## Start

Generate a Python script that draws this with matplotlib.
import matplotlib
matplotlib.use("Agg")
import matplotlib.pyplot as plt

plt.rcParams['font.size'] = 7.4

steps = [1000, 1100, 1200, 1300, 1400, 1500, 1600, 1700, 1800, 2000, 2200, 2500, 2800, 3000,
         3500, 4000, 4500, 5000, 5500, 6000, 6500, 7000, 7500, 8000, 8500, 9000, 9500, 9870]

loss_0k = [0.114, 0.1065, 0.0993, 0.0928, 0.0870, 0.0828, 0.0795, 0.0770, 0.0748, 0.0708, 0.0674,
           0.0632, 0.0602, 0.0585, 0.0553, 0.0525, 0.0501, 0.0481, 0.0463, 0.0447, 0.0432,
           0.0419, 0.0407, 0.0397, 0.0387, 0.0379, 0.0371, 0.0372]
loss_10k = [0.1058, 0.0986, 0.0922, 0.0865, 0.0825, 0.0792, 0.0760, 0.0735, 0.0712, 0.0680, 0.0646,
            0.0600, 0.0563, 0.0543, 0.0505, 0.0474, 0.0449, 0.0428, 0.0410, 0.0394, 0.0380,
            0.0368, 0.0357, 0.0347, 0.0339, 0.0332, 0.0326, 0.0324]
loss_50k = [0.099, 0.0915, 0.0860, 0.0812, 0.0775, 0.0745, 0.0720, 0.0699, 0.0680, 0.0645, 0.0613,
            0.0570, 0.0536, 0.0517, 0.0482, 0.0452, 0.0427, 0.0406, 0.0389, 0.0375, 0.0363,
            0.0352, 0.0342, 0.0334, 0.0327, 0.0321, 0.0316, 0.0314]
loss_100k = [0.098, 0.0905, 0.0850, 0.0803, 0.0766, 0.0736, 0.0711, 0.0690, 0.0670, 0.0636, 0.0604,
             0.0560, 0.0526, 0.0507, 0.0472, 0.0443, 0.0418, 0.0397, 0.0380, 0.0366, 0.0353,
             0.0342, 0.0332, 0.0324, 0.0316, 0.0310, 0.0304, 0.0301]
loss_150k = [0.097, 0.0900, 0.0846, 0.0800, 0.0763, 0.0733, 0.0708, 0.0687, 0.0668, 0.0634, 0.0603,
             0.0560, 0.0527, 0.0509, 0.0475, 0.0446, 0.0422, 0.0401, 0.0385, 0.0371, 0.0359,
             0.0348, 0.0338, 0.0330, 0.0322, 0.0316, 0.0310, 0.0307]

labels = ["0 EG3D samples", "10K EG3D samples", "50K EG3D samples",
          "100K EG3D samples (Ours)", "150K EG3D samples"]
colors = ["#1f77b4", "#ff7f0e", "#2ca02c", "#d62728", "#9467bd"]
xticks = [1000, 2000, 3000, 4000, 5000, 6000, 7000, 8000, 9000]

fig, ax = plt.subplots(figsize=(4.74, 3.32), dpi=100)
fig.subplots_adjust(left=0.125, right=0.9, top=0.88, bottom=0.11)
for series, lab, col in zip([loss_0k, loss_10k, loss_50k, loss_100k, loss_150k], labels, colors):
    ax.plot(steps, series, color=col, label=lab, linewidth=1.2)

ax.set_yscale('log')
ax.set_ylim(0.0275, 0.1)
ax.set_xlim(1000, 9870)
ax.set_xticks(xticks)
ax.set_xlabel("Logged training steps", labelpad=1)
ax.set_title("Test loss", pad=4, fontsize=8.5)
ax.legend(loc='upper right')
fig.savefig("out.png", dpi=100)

## End
## Start

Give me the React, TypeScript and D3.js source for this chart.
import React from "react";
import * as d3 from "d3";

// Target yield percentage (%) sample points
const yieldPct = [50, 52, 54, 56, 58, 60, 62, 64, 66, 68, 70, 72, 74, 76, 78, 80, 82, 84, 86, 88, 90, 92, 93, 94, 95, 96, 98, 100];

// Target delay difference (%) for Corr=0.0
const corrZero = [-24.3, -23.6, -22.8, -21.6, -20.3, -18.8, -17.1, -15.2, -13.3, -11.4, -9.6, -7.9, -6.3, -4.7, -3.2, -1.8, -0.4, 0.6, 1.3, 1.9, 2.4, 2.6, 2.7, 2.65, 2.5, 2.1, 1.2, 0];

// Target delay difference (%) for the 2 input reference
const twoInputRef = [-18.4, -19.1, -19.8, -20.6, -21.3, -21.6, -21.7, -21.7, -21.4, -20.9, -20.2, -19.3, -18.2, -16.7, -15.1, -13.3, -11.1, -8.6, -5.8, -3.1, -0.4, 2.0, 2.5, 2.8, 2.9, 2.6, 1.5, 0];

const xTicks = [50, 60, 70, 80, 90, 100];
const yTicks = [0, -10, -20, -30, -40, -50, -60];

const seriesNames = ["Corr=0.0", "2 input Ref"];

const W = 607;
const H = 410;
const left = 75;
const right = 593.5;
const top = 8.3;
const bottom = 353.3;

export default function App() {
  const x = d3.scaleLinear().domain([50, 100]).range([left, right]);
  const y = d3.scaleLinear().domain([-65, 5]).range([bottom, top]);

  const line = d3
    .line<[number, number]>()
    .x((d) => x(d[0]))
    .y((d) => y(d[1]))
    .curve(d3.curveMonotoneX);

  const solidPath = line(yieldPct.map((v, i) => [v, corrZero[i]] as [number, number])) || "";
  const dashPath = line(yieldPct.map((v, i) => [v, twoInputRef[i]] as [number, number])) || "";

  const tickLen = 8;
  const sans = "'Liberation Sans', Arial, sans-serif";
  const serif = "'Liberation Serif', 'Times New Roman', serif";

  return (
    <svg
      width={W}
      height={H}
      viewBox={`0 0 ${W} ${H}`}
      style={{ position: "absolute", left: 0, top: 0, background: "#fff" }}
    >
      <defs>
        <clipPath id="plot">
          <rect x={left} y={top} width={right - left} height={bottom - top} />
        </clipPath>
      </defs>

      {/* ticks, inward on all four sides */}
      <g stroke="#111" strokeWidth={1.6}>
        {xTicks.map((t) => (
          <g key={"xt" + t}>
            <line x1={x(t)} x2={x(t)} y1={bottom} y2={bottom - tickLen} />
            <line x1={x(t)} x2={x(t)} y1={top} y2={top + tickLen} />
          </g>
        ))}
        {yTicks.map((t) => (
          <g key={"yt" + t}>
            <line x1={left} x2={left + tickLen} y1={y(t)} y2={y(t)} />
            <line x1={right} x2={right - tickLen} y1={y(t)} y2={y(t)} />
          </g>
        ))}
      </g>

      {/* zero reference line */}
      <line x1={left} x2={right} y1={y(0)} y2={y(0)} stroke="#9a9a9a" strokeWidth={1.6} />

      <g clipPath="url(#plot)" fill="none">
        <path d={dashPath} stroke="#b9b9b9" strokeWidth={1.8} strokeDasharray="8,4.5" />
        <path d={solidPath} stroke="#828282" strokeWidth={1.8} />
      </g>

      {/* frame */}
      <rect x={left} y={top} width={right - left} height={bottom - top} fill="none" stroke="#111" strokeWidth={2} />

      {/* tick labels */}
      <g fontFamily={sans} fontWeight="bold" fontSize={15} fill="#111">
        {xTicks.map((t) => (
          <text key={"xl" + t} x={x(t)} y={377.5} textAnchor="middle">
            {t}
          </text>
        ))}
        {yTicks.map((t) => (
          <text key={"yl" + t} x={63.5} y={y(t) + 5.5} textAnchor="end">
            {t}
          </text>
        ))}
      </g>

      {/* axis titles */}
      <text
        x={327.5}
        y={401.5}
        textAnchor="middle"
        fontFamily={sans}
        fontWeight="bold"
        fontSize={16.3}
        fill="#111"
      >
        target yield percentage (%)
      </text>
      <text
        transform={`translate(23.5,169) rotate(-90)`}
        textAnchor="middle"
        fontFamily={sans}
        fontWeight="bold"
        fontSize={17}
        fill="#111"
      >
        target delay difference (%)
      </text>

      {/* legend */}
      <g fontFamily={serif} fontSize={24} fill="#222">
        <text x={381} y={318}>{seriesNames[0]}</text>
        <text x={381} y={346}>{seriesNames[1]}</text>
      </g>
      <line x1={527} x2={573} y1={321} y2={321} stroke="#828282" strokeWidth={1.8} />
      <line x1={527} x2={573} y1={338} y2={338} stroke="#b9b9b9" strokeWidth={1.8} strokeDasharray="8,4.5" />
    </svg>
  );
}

## End
## Start

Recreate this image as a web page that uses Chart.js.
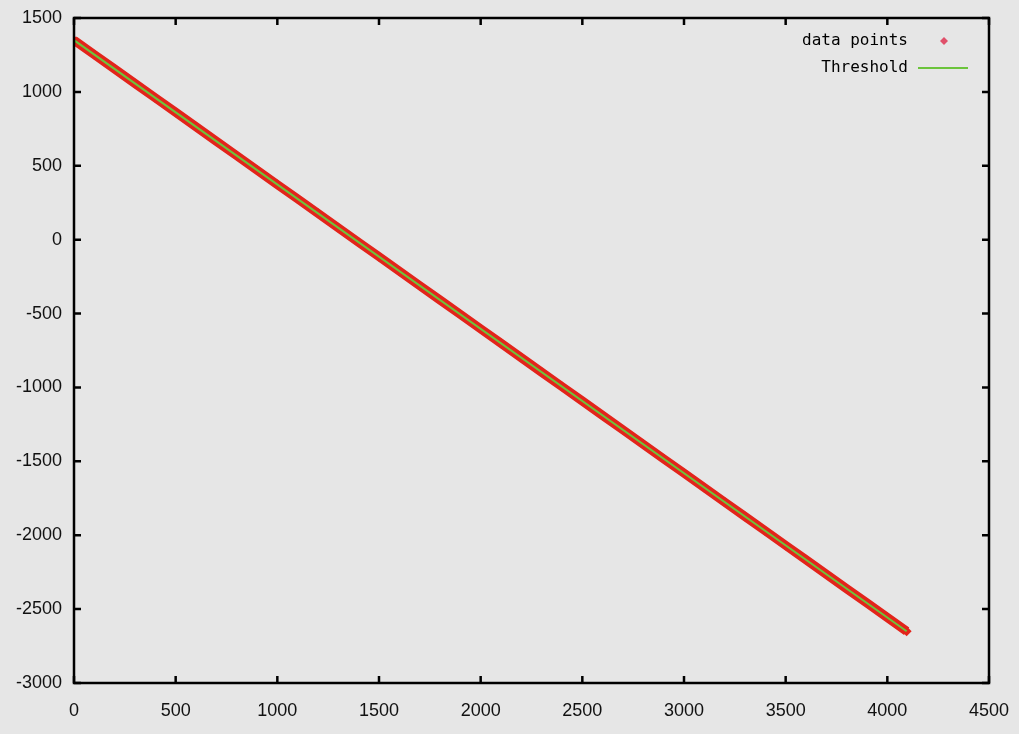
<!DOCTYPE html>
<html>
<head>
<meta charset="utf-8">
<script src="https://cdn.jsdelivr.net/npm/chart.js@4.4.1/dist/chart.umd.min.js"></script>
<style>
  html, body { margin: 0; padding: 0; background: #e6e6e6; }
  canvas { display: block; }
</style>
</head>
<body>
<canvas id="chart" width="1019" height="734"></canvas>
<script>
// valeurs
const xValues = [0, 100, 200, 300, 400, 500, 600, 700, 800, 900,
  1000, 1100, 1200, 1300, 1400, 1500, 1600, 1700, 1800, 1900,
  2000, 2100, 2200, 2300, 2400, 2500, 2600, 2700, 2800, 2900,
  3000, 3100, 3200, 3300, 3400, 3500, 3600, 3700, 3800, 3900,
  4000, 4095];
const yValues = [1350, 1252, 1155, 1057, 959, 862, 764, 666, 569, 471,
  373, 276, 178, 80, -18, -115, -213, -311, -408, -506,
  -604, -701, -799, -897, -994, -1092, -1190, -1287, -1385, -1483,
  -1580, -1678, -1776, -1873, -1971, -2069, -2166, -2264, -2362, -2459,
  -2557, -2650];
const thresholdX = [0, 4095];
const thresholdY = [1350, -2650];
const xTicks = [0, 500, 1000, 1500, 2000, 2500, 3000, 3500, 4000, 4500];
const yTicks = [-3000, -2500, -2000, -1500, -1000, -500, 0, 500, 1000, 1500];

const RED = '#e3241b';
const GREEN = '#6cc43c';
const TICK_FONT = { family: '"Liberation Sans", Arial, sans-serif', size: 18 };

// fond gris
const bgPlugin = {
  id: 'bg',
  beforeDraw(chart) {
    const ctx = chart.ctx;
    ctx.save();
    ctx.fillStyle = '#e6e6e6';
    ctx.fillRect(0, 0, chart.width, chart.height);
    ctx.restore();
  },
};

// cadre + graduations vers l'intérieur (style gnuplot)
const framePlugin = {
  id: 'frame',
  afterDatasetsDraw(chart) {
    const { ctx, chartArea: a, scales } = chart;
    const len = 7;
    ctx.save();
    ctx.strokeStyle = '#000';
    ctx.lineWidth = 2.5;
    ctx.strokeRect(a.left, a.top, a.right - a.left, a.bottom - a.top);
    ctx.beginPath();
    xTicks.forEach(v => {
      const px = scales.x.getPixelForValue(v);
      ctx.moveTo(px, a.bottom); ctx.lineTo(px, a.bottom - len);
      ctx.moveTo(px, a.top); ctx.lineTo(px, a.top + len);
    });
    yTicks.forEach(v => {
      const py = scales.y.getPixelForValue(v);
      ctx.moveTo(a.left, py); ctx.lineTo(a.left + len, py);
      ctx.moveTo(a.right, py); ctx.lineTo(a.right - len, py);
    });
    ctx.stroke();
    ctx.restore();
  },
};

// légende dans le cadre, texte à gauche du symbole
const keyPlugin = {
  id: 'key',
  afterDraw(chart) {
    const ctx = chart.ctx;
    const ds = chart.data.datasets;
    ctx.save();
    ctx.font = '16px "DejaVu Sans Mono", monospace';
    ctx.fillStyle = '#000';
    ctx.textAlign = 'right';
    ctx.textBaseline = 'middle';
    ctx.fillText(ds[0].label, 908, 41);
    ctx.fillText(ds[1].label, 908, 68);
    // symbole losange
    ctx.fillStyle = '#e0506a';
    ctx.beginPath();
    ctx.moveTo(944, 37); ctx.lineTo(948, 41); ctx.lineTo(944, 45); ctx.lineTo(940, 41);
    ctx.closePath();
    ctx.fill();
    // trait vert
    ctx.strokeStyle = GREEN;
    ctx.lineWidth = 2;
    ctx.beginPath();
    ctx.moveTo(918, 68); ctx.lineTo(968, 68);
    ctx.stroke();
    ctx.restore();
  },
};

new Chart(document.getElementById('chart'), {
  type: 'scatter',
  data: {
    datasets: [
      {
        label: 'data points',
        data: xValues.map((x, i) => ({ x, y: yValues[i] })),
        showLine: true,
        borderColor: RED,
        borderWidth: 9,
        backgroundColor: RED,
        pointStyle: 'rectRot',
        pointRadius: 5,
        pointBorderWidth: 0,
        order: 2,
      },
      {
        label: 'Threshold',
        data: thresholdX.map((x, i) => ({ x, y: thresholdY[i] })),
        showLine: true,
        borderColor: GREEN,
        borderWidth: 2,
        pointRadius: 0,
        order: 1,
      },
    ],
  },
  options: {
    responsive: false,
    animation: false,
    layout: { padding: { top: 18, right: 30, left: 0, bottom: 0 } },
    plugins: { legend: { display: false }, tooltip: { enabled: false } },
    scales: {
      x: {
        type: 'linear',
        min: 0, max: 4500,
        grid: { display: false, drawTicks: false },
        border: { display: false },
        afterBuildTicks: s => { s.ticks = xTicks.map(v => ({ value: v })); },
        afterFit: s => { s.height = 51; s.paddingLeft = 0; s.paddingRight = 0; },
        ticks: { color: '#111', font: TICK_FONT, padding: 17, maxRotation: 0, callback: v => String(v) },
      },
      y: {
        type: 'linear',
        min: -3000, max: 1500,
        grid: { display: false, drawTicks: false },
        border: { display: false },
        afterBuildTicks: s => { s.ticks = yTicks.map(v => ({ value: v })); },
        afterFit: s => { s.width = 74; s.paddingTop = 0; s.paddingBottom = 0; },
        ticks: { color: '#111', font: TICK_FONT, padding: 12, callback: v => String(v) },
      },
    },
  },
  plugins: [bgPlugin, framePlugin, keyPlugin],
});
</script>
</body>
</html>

## End

To do -
Using the data above, extract exactly the lines from the one that holds "Generate a Python" to the one that holds "9000, 9500, 9870]", both ends included, and no others.

Exercise output -
Generate a Python script that draws this with matplotlib.
import matplotlib
matplotlib.use("Agg")
import matplotlib.pyplot as plt

plt.rcParams['font.size'] = 7.4

steps = [1000, 1100, 1200, 1300, 1400, 1500, 1600, 1700, 1800, 2000, 2200, 2500, 2800, 3000,
         3500, 4000, 4500, 5000, 5500, 6000, 6500, 7000, 7500, 8000, 8500, 9000, 9500, 9870]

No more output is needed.